On a desktop where the power could go off you would not want this, but if you have a laptop that is running on batteries, there is not going to be any loss of power so the only reason this longer sync period would be a problem would be if the system actually crashed, and everyone knows linux doesn't crash
So it's really an ext3 (therefore Linux kernel) thing rather than an Ubuntu problem, however it would be nice if Ubuntu automatically changed this sync setting when switching between battery and ac power.
Users who are not experiencing this problem are probably using a non-journalled filesystem like ext2.
I looked up the spec for my HD - a Hitachi Travelstar 80GN - and experimented. I'm using Fedora BTW.
First, the APM levels (set with 'hdparm -B') are grouped in logical blocks: setting it to 128 or more (i.e., 80h) prevents the disk ever going to standby mode (at least automatically); similarly, setting it to 192 (C0h) or higher prevents the mode ever dropping to low power idle - no matter how long the period of inactivity.
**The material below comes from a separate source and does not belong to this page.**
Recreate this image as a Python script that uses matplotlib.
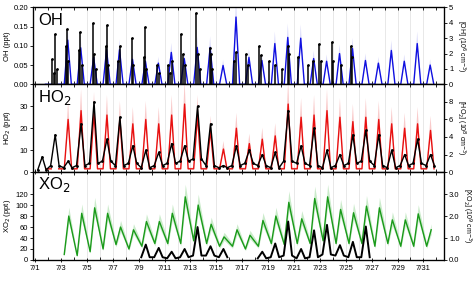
import numpy as np
import matplotlib
matplotlib.use('Agg')
import matplotlib.pyplot as plt
from matplotlib.ticker import MultipleLocator, FormatStrFormatter

plt.rcParams['font.family'] = ['Liberation Sans', 'DejaVu Sans']

# day index 0 = 7/1
days = np.arange(31)
date_labels = ['7/%d' % (d + 1) for d in range(0, 31, 2)]
nan = np.nan

# OH model, daily peak (ppt)
oh_mod_peak = [nan, nan, 0.115, 0.095, 0.07, 0.09, 0.09, 0.065, 0.06, 0.055, 0.083,
               0.067, 0.096, 0.096, 0.049, 0.175, 0.07, 0.062, 0.106, 0.122, 0.12,
               0.067, 0.06, 0.08, 0.093, 0.062, 0.055, 0.088, 0.06, 0.106, 0.05]
# OH observations (spikes)
oh_obs_t = [1.30, 1.45, 1.55, 1.70,
            2.35, 2.45, 2.55,
            3.40, 3.50, 3.60,
            4.45, 4.55, 4.70,
            5.45, 5.55, 5.65,
            6.40, 6.55,
            7.45, 7.60,
            8.40, 8.50, 8.60,
            9.45, 9.55,
            10.30, 10.45, 10.60,
            11.30, 11.45, 11.60,
            12.45, 12.60, 12.70,
            13.50, 13.60, 13.70,
            15.40, 15.55,
            16.30, 16.45,
            17.30, 17.45,
            18.05, 18.50,
            19.10, 19.55, 19.65,
            20.30,
            21.10, 21.45,
            21.95, 22.05,
            22.95, 23.05, 23.60,
            24.40, 24.50]
oh_obs_v = [0.067, 0.03, 0.13, 0.04,
            0.10, 0.145, 0.06,
            0.09, 0.135, 0.05,
            0.16, 0.08, 0.04,
            0.10, 0.155, 0.05,
            0.06, 0.10,
            0.12, 0.05,
            0.07, 0.15, 0.04,
            0.05, 0.03,
            0.05, 0.03, 0.06,
            0.13, 0.08, 0.05,
            0.185, 0.08, 0.04,
            0.095, 0.08, 0.04,
            0.06, 0.085,
            0.08, 0.05,
            0.10, 0.075,
            0.06, 0.05,
            0.04, 0.10, 0.08,
            0.07,
            0.05, 0.06,
            0.105, 0.06,
            0.11, 0.06, 0.05,
            0.10, 0.07]

# HO2 model, daily peak and night level (ppt)
ho2_mod_peak = [nan, nan, 24, 28, 27, 26, 24, 22, 24, 22, 26, 31, 26, 19, 10.5, 20,
                13, 15, 16.5, 31, 25, 26, 28, 25, 23, 25, 24, 22, 20, 22, 19]
ho2_mod_night = 1.5
# HO2 observations, daily peak and night level (ppt)
ho2_obs_peak = [7, 17, 5, 22, 32, 15, 25, 12, 10, 9, 13, 12, 30, 22, 3, 12, 10, 8,
                9, 28, 12, 20, 10, 8, 17, 19, 17, 10, 8, 15, 8]
ho2_obs_night = [1, 3, 2, 3, 4, 5, 3, 4, 2, 3, 4, 5, 6, 3, 2, 3, 4, 3, 2, 5, 4, 3,
                 2, 3, 4, 5, 3, 2, 3, 4, 3]

# XO2 model, daily peak and night minimum (ppt)
xo2_mod_peak = [nan, nan, 80, 85, 95, 85, 60, 55, 70, 70, 85, 115, 100, 65, 42, 55,
                45, 72, 80, 105, 75, 112, 115, 92, 86, 98, 95, 73, 73, 84, 55]
xo2_mod_night = [nan, nan, 10, 8, 15, 20, 28, 20, 25, 30, 30, 30, 35, 30, 25, 25,
                 20, 25, 30, 28, 30, 30, 35, 30, 30, 30, 25, 30, 25, 25, 25]
# XO2 observations
xo2_obs_peak = [nan] * 8 + [28, 22, 15, 20, 60, 25, 20, nan, nan, 15, 30, 70, 20,
                            54, 64, 27, 33, 61] + [nan] * 5
xo2_obs_night = [nan] * 8 + [5, 5, 3, 5, 8, 8, 5, nan, nan, 3, 5, 8, 3, 5, 10, 8,
                             5, 5] + [nan] * 5

# faint markers for selected midnights
mark_days = [4, 5, 6, 7, 10, 11, 12, 14, 20, 22, 23, 24, 25, 27, 28, 29, 30]

ppt_to_cm3 = 2.5e7


def diurnal(peak, night, hours):
    t = (days[:, None] + np.array(hours)[None, :]).ravel()
    n = np.asarray(night, float) * np.ones(31)
    vals = np.column_stack([n, np.asarray(peak, float), n]).ravel()
    return t, vals


fig = plt.figure(figsize=(4.74, 2.86), dpi=100)
gs = fig.add_gridspec(3, 1, height_ratios=[77, 88, 88], hspace=0,
                      left=0.07, right=0.937, top=0.974, bottom=0.091)
axes = [fig.add_subplot(gs[i]) for i in range(3)]
rights = []

# OH
ax = axes[0]
t, y = diurnal(oh_mod_peak, 0.0, [0.25, 0.52, 0.8])
ax.fill_between(t, y, y * 1.3, color='#c4c4f7', lw=0, alpha=0.6)
ax.plot(t, y, color='#1010e0', lw=1.0)
ax.vlines(oh_obs_t, 0, oh_obs_v, color='k', lw=1.1)
ax.plot(oh_obs_t, oh_obs_v, 'k.', ms=2)
ax.set_ylim(0, 0.2)
ax.yaxis.set_major_locator(MultipleLocator(0.05))
ax.yaxis.set_major_formatter(FormatStrFormatter('%.2f'))
ax.set_ylabel('OH (ppt)', fontsize=5.5, labelpad=2)
ax.text(0.012, 0.93, 'OH', transform=ax.transAxes, fontsize=12, va='top')
r = ax.twinx()
r.set_ylim(0, 0.2 * ppt_to_cm3 / 1e6)
r.yaxis.set_major_locator(MultipleLocator(1))
r.set_ylabel('[OH] (10$^6$ cm$^{-3}$)', fontsize=5, rotation=270, labelpad=10)
rights.append(r)

# HO2
ax = axes[1]
t, y = diurnal(ho2_mod_peak, ho2_mod_night, [0.25, 0.55, 0.82])
ax.fill_between(t, y, y * 1.35, color='#f7b4b4', lw=0, alpha=0.7)
ax.plot(t, y, color='#e81010', lw=1.0)
t, y = diurnal(ho2_obs_peak, ho2_obs_night, [0.2, 0.55, 0.85])
ax.plot(t, y, color='k', lw=1.0, marker='.', ms=2)
ax.set_ylim(0, 40)
ax.set_yticks([0, 10, 20, 30])
ax.set_ylabel('HO$_2$ (ppt)', fontsize=5.5, labelpad=5)
ax.text(0.012, 0.96, 'HO$_2$', transform=ax.transAxes, fontsize=12, va='top')
r = ax.twinx()
r.set_ylim(0, 40 * ppt_to_cm3 / 1e8)
r.set_yticks([0, 2, 4, 6, 8])
r.set_ylabel('[HO$_2$] (10$^8$ cm$^{-3}$)', fontsize=5, rotation=270, labelpad=10)
rights.append(r)

# XO2
ax = axes[2]
t = (days[:, None] + np.array([0.25, 0.6])[None, :]).ravel()
y = np.column_stack([xo2_mod_night, xo2_mod_peak]).ravel()
ax.fill_between(t, y * 0.85, y * 1.2, color='#b5e3b5', lw=0, alpha=0.7)
ax.plot(t, y, color='#1a9a1a', lw=1.0)
t, y = diurnal(xo2_obs_peak, xo2_obs_night, [0.2, 0.55, 0.85])
ax.plot(t, y, color='k', lw=1.4)
ax.set_ylim(0, 160)
ax.set_yticks(np.arange(0, 121, 20))
ax.set_ylabel('XO$_2$ (ppt)', fontsize=5.5, labelpad=2)
ax.text(0.012, 0.97, 'XO$_2$', transform=ax.transAxes, fontsize=12, va='top')
r = ax.twinx()
r.set_ylim(0, 160 * ppt_to_cm3 / 1e9)
r.set_yticks([0, 1, 2, 3])
r.yaxis.set_major_formatter(FormatStrFormatter('%.1f'))
r.set_ylabel('[XO$_2$] (10$^9$ cm$^{-3}$)', fontsize=5, rotation=270, labelpad=10)
rights.append(r)

for i, ax in enumerate(axes):
    for d in mark_days:
        ax.axvline(d, color='#e4e4e4', lw=0.6, zorder=0)
    ax.set_xlim(-0.15, 31.6)
    ax.xaxis.set_major_locator(MultipleLocator(2))
    ax.xaxis.set_minor_locator(MultipleLocator(1))
    ax.tick_params(axis='x', which='both', direction='in', top=True, length=2, width=0.6)
    ax.tick_params(axis='y', direction='out', length=2.5, width=0.6, labelsize=5.5, pad=1)
    for s in ax.spines.values():
        s.set_linewidth(0.9)
    if i < 2:
        ax.tick_params(axis='x', labelbottom=False)
axes[2].set_xticks(range(0, 31, 2))
axes[2].set_xticklabels(date_labels, fontsize=5.5)
axes[2].tick_params(axis='x', which='major', direction='inout', length=3, pad=2)
for r in rights:
    r.tick_params(axis='y', direction='out', length=2.5, width=0.6, labelsize=5.5, pad=1)

fig.savefig('out.png', dpi=100)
The heads are unloaded in low power idle and lower modes.
So, for my drive at least, the assertion that, with a value of 254, the drive "will still unload heads, but far less often" is not true. I would be suspicious of any other blanket statements about this setting.
From experiments, it seems the raw value of load cycle for my disk does indeed count transitions between low power idle and active idle, i.e., head load/unload cycles. However, the disk is still spinning in low power idle and power consumption is 0.65W, not very much less than the 0.85W of active idle, whereas recovery time deteriorates from 20ms to 300ms.
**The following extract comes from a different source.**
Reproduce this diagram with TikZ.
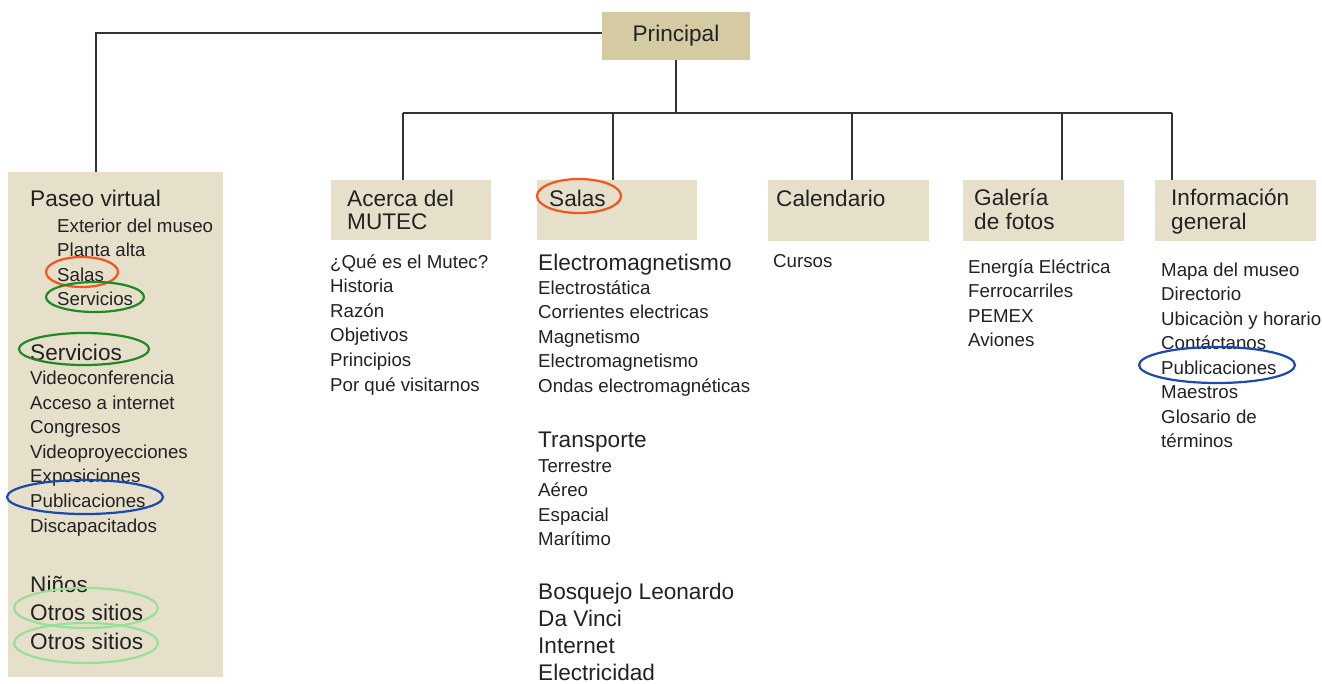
\documentclass[tikz,border=0pt]{standalone}
\usepackage{fontspec}
\setmainfont{Liberation Sans}
\usetikzlibrary{shapes.geometric}
\definecolor{boxc}{HTML}{E6E0CB}
\definecolor{princ}{HTML}{D5CBA3}
\definecolor{txt}{HTML}{222222}
\definecolor{linec}{HTML}{333333}
\definecolor{eorange}{HTML}{F2561D}
\definecolor{egreen}{HTML}{1E8A24}
\definecolor{eblue}{HTML}{1A4AAE}
\definecolor{elight}{HTML}{98E098}
\tikzset{
  sm/.style={anchor=base west, inner sep=0pt, text=txt, font=\fontsize{18.7}{23}\selectfont},
  lg/.style={anchor=base west, inner sep=0pt, text=txt, font=\fontsize{22.6}{27}\selectfont},
  panel/.style={fill=boxc, draw=none, anchor=north west, inner sep=0pt},
  conn/.style={draw=linec, line width=1.3pt},
  ring/.style={ellipse, draw=#1, line width=2.2pt, inner sep=0pt, fill=none},
}
\begin{document}
\begin{tikzpicture}[x=1pt,y=-1pt]
\useasboundingbox (0,0) rectangle (1322,683);
% boxes
\node[panel, minimum width=215pt, minimum height=505pt] (left) at (8,172) {};
\node[fill=princ, inner sep=0pt, minimum width=148pt, minimum height=48pt, text=txt, font=\fontsize{22.6}{27}\selectfont] (principal) at (676,36) {Principal};
\node[panel, minimum width=160pt, minimum height=60pt] (acerca) at (331,180) {};
\node[panel, minimum width=160pt, minimum height=60pt] (salas) at (537,180) {};
\node[panel, minimum width=161pt, minimum height=61pt] (cal) at (768,180) {};
\node[panel, minimum width=161pt, minimum height=61pt] (gal) at (963,180) {};
\node[panel, minimum width=161pt, minimum height=61pt] (info) at (1155,180) {};
% connectors
\coordinate (pvtop) at (96,172);
\draw[conn] ([yshift=3pt]principal.west) -| (pvtop);
\coordinate (bus) at (676,113);
\coordinate (b1) at (403,113);
\coordinate (b2) at (613,113);
\coordinate (b3) at (852,113);
\coordinate (b4) at (1062,113);
\coordinate (b5) at (1172,113);
\draw[conn] (principal.south) -- (bus);
\draw[conn] (b1) -- (b5);
\draw[conn] (b1) -- (acerca.north -| b1);
\draw[conn] (b2) -- (salas.north -| b2);
\draw[conn] (b3) -- (cal.north -| b3);
\draw[conn] (b4) -- (gal.north -| b4);
\draw[conn] (b5) -- (info.north -| b5);
% left panel texts
\node[lg] (pv) at (30,206) {Paseo virtual};
\foreach \t [count=\i] in {Exterior del museo, Planta alta, Salas, Servicios}
  \node[sm] (pvs\i) at (57,{232+24.6*(\i-1)}) {\t};
\node[lg] (serv) at (30,360) {Servicios};
\foreach \t [count=\i] in {Videoconferencia, Acceso a internet, Congresos, Videoproyecciones, Exposiciones, Publicaciones, Discapacitados}
  \node[sm] (servs\i) at (30,{384.5+24.6*(\i-1)}) {\t};
\node[lg] (ninos) at (30,592) {Niños};
\node[lg] (otros1) at (30,620) {Otros sitios};
\node[lg] (otros2) at (30,649) {Otros sitios};
% Acerca
\node[lg] (acT1) at (347,206) {Acerca del};
\node[lg] (acT2) at (347,229) {MUTEC};
\foreach \t [count=\i] in {¿Qué es el Mutec?, Historia, Razón, Objetivos, Principios, Por qué visitarnos}
  \node[sm] (acs\i) at (330,{268+24.6*(\i-1)}) {\t};
% Salas
\node[lg] (saT) at (549,206) {Salas};
\node[lg] (em) at (538,270) {Electromagnetismo};
\foreach \t [count=\i] in {Electrostática, Corrientes electricas, Magnetismo, Electromagnetismo, Ondas electromagnéticas}
  \node[sm] (ems\i) at (538,{294+24.6*(\i-1)}) {\t};
\node[lg] (tr) at (538,447) {Transporte};
\foreach \t [count=\i] in {Terrestre, Aéreo, Espacial, Marítimo}
  \node[sm] (trs\i) at (538,{472+24.6*(\i-1)}) {\t};
\foreach \t [count=\i] in {Bosquejo Leonardo, Da Vinci, Internet, Electricidad}
  \node[lg] (bl\i) at (538,{599+27*(\i-1)}) {\t};
% Calendario
\node[lg] (calT) at (776,206) {Calendario};
\node[sm] (cur) at (773,267) {Cursos};
% Galeria
\node[lg] (gaT1) at (974,205) {Galería};
\node[lg] (gaT2) at (974,229) {de fotos};
\foreach \t [count=\i] in {Energía Eléctrica, Ferrocarriles, PEMEX, Aviones}
  \node[sm] (gas\i) at (968,{273+24.6*(\i-1)}) {\t};
% Informacion
\node[lg] (inT1) at (1171,205) {Información};
\node[lg] (inT2) at (1171,229) {general};
\foreach \t [count=\i] in {Mapa del museo, Directorio, Ubicaciòn y horario, Contáctanos, Publicaciones, Maestros, Glosario de, términos}
  \node[sm] (ins\i) at (1161,{276+24.5*(\i-1)}) {\t};
% highlight ellipses
\node[ring=eorange, minimum width=72pt, minimum height=30pt] (e1) at (82,272) {};
\node[ring=egreen, minimum width=98pt, minimum height=30pt] (e2) at (95,297) {};
\node[ring=egreen, minimum width=130pt, minimum height=32pt] (e3) at (84,349) {};
\node[ring=eblue, minimum width=156pt, minimum height=34pt] (e4) at (85,497) {};
\node[ring=elight, minimum width=144pt, minimum height=40pt] (e5) at (86,608) {};
\node[ring=elight, minimum width=144pt, minimum height=40pt] (e6) at (86,643) {};
\node[ring=eorange, minimum width=84pt, minimum height=34pt] (e7) at (579,196) {};
\node[ring=eblue, minimum width=156pt, minimum height=36pt] (e8) at (1217,365) {};
\end{tikzpicture}
\end{document}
Based on that, 'hdparm -B192' seems a reasonable setting - higher might improve performance (at the cost of power) but it can't possibly reduce the load cycles any further.
Load_Cycle_Count on my drive is almost at its threshold, no other stat is anywhere near "old age" or "pre-fail". As a raw number, it's over a million.
Further, it definitely looks like a hard drive problem, not a Linux or even a BIOS one: my Hitachi's APM level is a reasonable 128 at power up but anything lower than 192 causes it to do quite frequent load/unloads - that is, if it's allowed to drop to low power idle at all then it will do so frequently and repeatedly without a prudent delay, sometimes several times a minute.
The drive mode transition times are supposed to adapt to the access pattern ("adaptive power save control"); I suspect the algorithm is flawed perhaps because they haven't tested against a sufficient number of usage profiles. Nothing in the manual gives me any reason to believe the drive's sub-192 behaviour is remotely healthy.